Zwar lässt sich auch aus diesen Daten die Polarisierung der öffentlichen Debatte herauslesen, von einem geteilten Land könne man aber nicht sprechen, so Hofinger. Schon gar nicht, wenn man sich die Detailergebnisse ansieht. Wenn man Antworten ein- und derselben Befragten vergleicht, ergibt sich, dass 46 Prozent durchgängig positive Einstellungen und 23 Prozent durchgängig negative Einstellungen vertraten, allerdings ganze 31 Prozent wechselnde, also in sich widersprüchliche Angaben machten. "Das deutet darauf hin, dass dieser Teil der Bevölkerung innerlich hin- und hergerissen ist", erklärte Hofinger.
Diese innere Zerrissenheit geht auch aus folgenden Zahlen hervor: 71 Prozent stimmen der Aussage zu, "es ist unsere Pflicht, Flüchtlinge aufzunehmen und menschenwürdig unterzubringen." Andererseits stimmen 46 Prozent der Aussage zu, dass Österreich seine Grenzen dichtmachen solle.

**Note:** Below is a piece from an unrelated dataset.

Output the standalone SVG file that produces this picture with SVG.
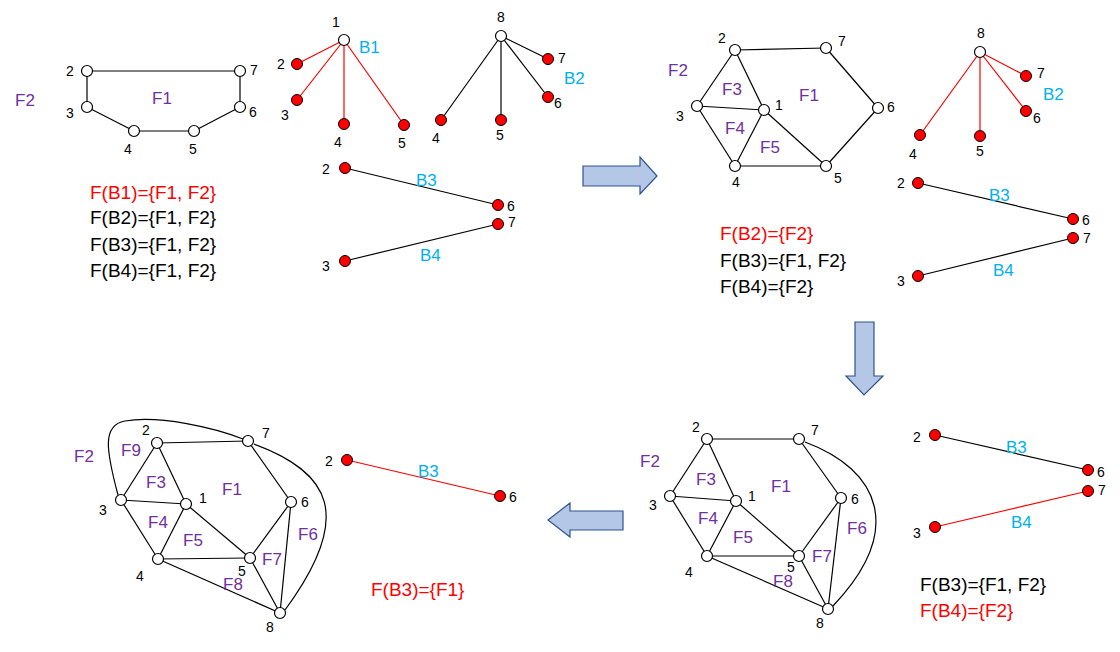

Großteil der Integrationsarbeit steht noch bevor
Es deutet auch darauf hin, dass die Meinungen zu diesem Thema noch nicht gefestigt sind. Ein Großteil der Integrationsarbeit steht noch bevor. "Wir wissen, das ist eine große Herausforderung und kein Selbstläufer", sagte Anschober. Der Grün-Politiker zeigte sich über die bundespolitische Debatte enttäuscht. "Im Integrationsbereich fühlen wir uns als Bundesländer teilweise ein bisschen allein gelassen. Wenn wir diese Aufgabe aber verschlafen, dann haben wir ganz viel verspielt", warnte Anschober.
Die bundespolitische Debatte konzentriere sich eher auf Ablenkungsfragen als auf die tatsächliche Arbeit, meinte Anschober und sprach direkt die beiden ÖVP-Ideen Kopftuchverbot im öffentlichen Dienst und eine Senkung der Flüchtlingsobergrenze auf 17.500 an. Bundeskanzler Christian Kern hat sich im ORF-Fernsehen für eine Begrenzung der Zuwanderung, aber gegen eine fixe Zahl ausgesprochen.
Wenn man wisse, dass rund 14.000 Anträge aus dem vergangenen Jahr übernommen wurden und es wie aktuell hunderte Anträge pro Woche gibt, sei klar, dass die Obergrenze circa im Mai erreicht werde, rechnete Anschober vor. Die Umfrage soll nun ähnlich dem Jahresbericht des Integrationsfonds einmal jährlich Auskunft über die Stimmung in Oberösterreich geben. "Das ist für uns ein Radar, um zu sehen, wo Baustellen entstehen und es Kurskorrekturen braucht", sagte er.